Trying to surmise if China will be willing to agree to greenhouse gas caps is like reading tea leaves. Last week, we got a good sign, via Britain's climate change secretary ("I think they're up for a deal."). Then yesterday, this downer from China Daily: "China stance on climate talks firm." That is to say, the Chinese government "would avoid promising" a cut in greenhouse gases during the 2013-2020 period, and, as we previously noted, instead set a goal to improve energy efficiency by 2020, like the one it currently has: 4 percent per unit of GDP every year.
On top of this, according to previous reports, China would demand developed nations must commit to cutting emissions by 25-40 percent by 2020 while forking over clean tech funding for developing countries.
Now "the problem of China" -- as Paul Krugman calls it in the Times yesterday -- means China and the world will need to face an ugly, un-free trade possibility, he says: tariffs on Chinese goods based on their carbon emissions. There is still room for hope. China is only indicating what it's said in the report it will soon submit to the U.N. ahead of climate talks in Copenhagen.
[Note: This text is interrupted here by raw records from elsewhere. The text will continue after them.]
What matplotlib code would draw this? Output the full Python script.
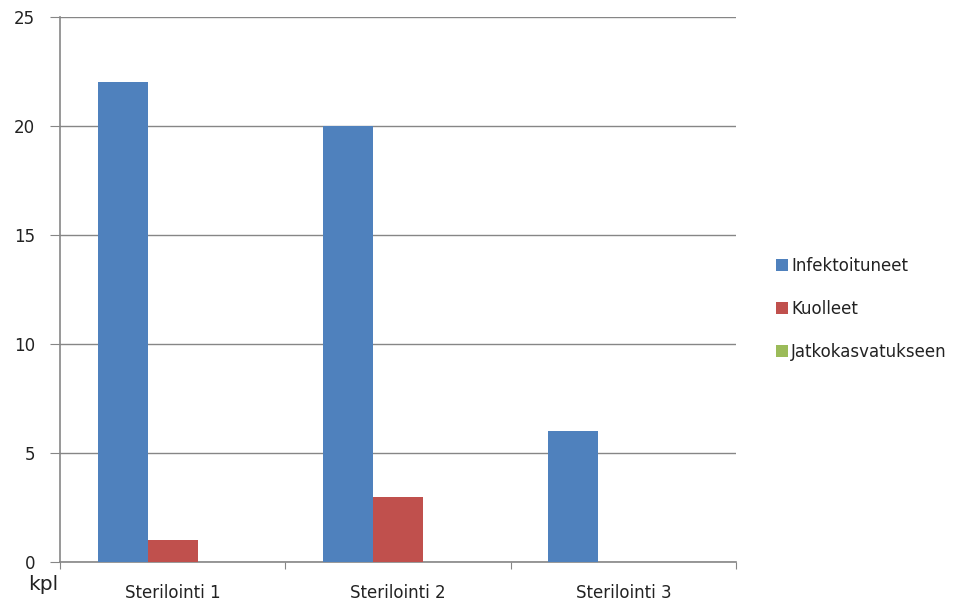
import numpy as np
import matplotlib
matplotlib.use('Agg')
from matplotlib import pyplot as plt
from matplotlib.patches import Patch

# chart data
categories = ['Sterilointi 1', 'Sterilointi 2', 'Sterilointi 3']
series_names = ['Infektoituneet', 'Kuolleet', 'Jatkokasvatukseen']
infektoituneet = [22, 20, 6]
kuolleet = [1, 3, 0]
jatkokasvatukseen = [0, 0, 0]
y_ticks = [0, 5, 10, 15, 20, 25]

colors = ['#4F81BD', '#C0504D', '#9BBB59']
grid_col = '#868686'

plt.rcParams['font.family'] = ['DejaVu Sans']
plt.rcParams['text.color'] = '#222222'

fig = plt.figure(figsize=(9.65, 6.1), dpi=100)
ax = fig.add_axes([60/965, 48/610, 676/965, 545/610])

x = np.arange(len(categories))
w = 0.222
for i, vals in enumerate([infektoituneet, kuolleet, jatkokasvatukseen]):
    ax.bar(x + (i - 1) * w, vals, width=w, color=colors[i], zorder=3)

ax.set_xlim(-0.5, len(categories) - 0.5)
ax.set_ylim(0, 25)
ax.set_yticks(y_ticks)
ax.yaxis.grid(True, color=grid_col, lw=1, zorder=0)

# category boundaries as major ticks, labels on minor ticks
ax.set_xticks(np.arange(len(categories) + 1) - 0.5)
ax.set_xticklabels([])
ax.set_xticks(x, minor=True)
ax.set_xticklabels(categories, minor=True, fontsize=12, color='#222222')
ax.tick_params(axis='x', which='minor', length=0, pad=16)
ax.tick_params(axis='x', which='major', length=5, color=grid_col, direction='out')
ax.tick_params(axis='y', length=7, color=grid_col, labelsize=12, pad=11, labelcolor='#222222')

for s in ['top', 'right']:
    ax.spines[s].set_visible(False)
for s in ['left', 'bottom']:
    ax.spines[s].set_color(grid_col)
    ax.spines[s].set_linewidth(1.2)

handles = [Patch(facecolor=c) for c in colors]
fig.legend(handles, series_names, loc='upper left', bbox_to_anchor=(761/965, 1 - 242/610),
           frameon=False, fontsize=12, labelspacing=1.5, handlelength=0.7,
           handleheight=0.7, handletextpad=0.2)

fig.text(28/965, 1 - 585/610, 'kpl', fontsize=14.5, ha='left', va='center')

fig.savefig('out.png', dpi=100)
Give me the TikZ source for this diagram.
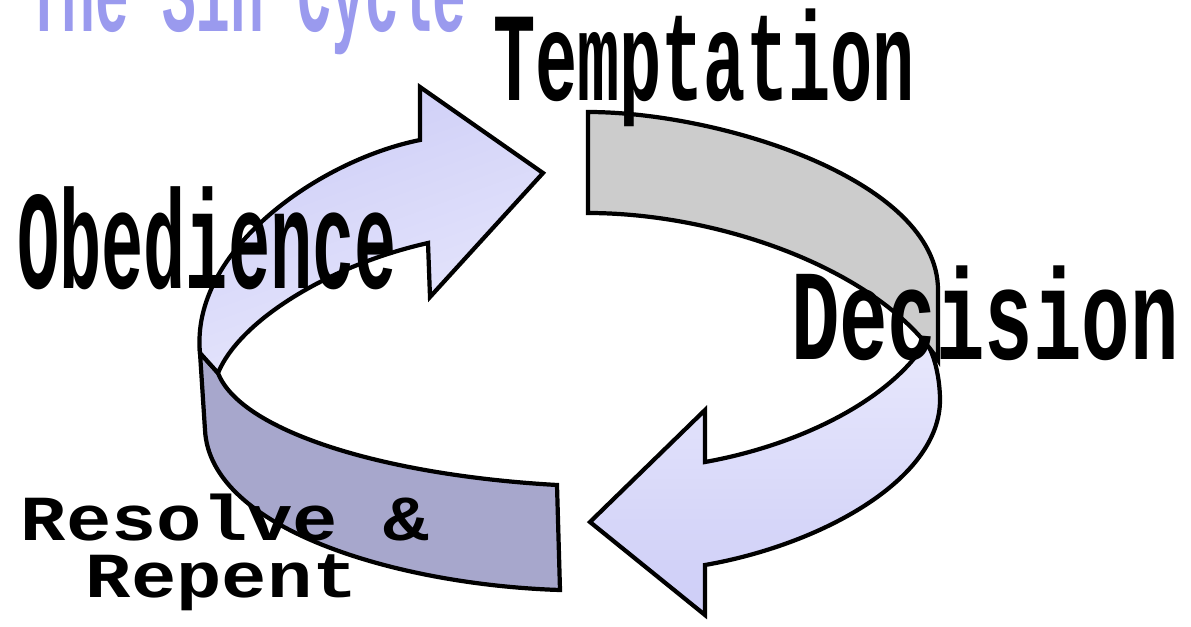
\documentclass[tikz,border=0pt]{standalone}
\usepackage{fontspec}
\setmonofont{Liberation Mono}
\begin{document}
\begin{tikzpicture}[x=0.02cm,y=-0.02cm,line width=2.4pt,line join=miter,
  lab/.style={font=\ttfamily\bfseries,inner sep=0pt}]
\useasboundingbox (0,0) rectangle (1191,626);
\clip (0,0) rectangle (1191,626);
\definecolor{lav}{HTML}{CDCDF7}
\definecolor{lavl}{HTML}{E8E8FC}
\definecolor{dband}{HTML}{A7A7CC}
\definecolor{gband}{HTML}{CCCCCC}
\definecolor{titlec}{HTML}{9A9AEE}
% right lavender arrow
\draw[top color=lavl,bottom color=lav] (926,342) .. controls (935,355) and (940,380) .. (940,400)
  .. controls (940,480) and (820,545) .. (705,565) -- (705,615) -- (590,522) -- (705,410) -- (705,462)
  .. controls (800,445) and (890,400) .. cycle;
% gray band
\draw[fill=gband] (588,112) -- (588,213) .. controls (720,213) and (880,270) .. (938,360)
  -- (938,290) .. controls (938,180) and (720,112) .. cycle;
% dark band
\draw[fill=dband] (200,353) -- (218,373) .. controls (240,430) and (380,475) .. (557,485)
  -- (560,590) .. controls (400,585) and (210,530) .. (205,430) -- cycle;
% upper-left lavender arrow
\draw[top color=lav,bottom color=lavl,shading angle=20] (200,353) .. controls (190,250) and (320,160) .. (420,140)
  -- (420,87) -- (543,173) -- (430,297) -- (428,243)
  .. controls (330,265) and (240,320) .. (218,373) -- cycle;
% texts
\node[lab,text=titlec,anchor=base,yscale=2,font=\ttfamily\bfseries\fontsize{32}{32}\selectfont] (title) at (247,31) {The Sin Cycle};
\node[lab,yscale=1.8,font=\ttfamily\bfseries\fontsize{40}{40}\selectfont] (tempt) at (704,68) {Temptation};
\node[lab,yscale=2,font=\ttfamily\bfseries\fontsize{40}{40}\selectfont] (obed) at (207,238) {Obedience};
\node[lab,yscale=1.6,font=\ttfamily\bfseries\fontsize{46}{46}\selectfont] (dec) at (985,313) {Decision};
\node[lab,yscale=0.85,font=\ttfamily\bfseries\fontsize{43}{43}\selectfont] (res) at (225,518) {Resolve \&};
\node[lab,yscale=0.85,font=\ttfamily\bfseries\fontsize{43}{43}\selectfont] (rep) at (222,583) {Repent};
\end{tikzpicture}
\end{document}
The key phrase in the China Daily article is that China "would avoid promising" a cut in greenhouse gases. (The possibility contained in those semantics remind me of that great moment in Dumb and Dumber when Lloyd proposes to Mary: "So you're telling me there's a chance!")
Of course, China -- like the US, the other big participant at the climate table -- will be playing its carbon cards close to its chest until it's confident the other side will deliver what it considers fair. But "fairness" to each other also needs to be weighed against fairness to the entire planet.
China-U.S. Agreement is Absolutely Essential
There's little question that an agreement between China and the US at Copenhagen on carbon limits is the best chance the world has to lower its carbon footprint before things get too hot, or too costly to fix.
"If these two countries cannot find ways to bridge the long-standing divide on this issue, there will literally be no solution," said the "Roadmap for U.S.-China Cooperation on Energy and Climate Change," a joint effort by the Pew Center on Global Climate Change and the Asia Society. The project was partly led by Dr. Steven Chu, before he became U.S. Energy Secretary. (I wrote about it previously.)
The report added, "That our planet is now approaching a point of no return on the question of global warming is increasingly self-evident."
Game of Chicken -- or Phoenix?
But a sign of a hold-up by the Chinese is significantly weakening support in the United States for a U.S. cap-and-trade system, and for serious American participation at Copenhagen.
And that logic works both ways. If the US fails to concede to China's requests for help with clean technology -- as Chu's report called for in part -- that could break China's willingness to play ball.
And if the US floats more ideas like that "carbon tax" on Chinese imports -- an idea that Chu, then as Energy Secretary, briefly mentioned -- the Chinese are also likely to balk and back out, smelling that protectionist argument.
Carbon Tariff Time?
But Krugman notes that if China continues to burn lots of coal without limits, as it says it will for now, tariffs or other penalties may be necessary.
He acknowledges that Chinese officials are "outraged" when the prospect of carbon dioxide caps in China are mentioned. Yes, it's unfair that the West didn't have to deal with such caps during its industrial rise. Yes, caps on greenhouse gases would mean China would have to shift to more renewable energy faster than it's already doing.
But despite their insistence that Western countries should shoulder the burden, they bristle at the idea that Westerners should pay a "carbon tax" when they buy Chinese goods (as CELB pointed out this contradiction earlier). That would amount to protectionism, says China. But, asks Krugman, about this and the other arguments Chinese officials have, "so what?":
Globalization doesn’t do much good if the globe itself becomes unlivable.
Krugman points out that if countries like China (or the U.S.) don't act seriously on climate change now, they will be forced to later, when acting will be difficult and more costly. He continues:
"Sooner than most people think, countries that refuse to limit their greenhouse gas emissions will face sanctions, probably in the form of taxes on their exports."
This is not ideal: Krugman prefers cap-and-trade, recently arguing that the minor upfront costs of implementing a cap-and-trade system would be nothing compared to the costs of not doing so.
In other words, leaders in both China and the U.S. will need to accept their moral and political responsibilities -- or accept the great costs that will come with acting later rather than sooner.
And at some point, those costs, experts say, may not be ones that can be paid off, no matter how big or free our trade is, no matter how much money we have.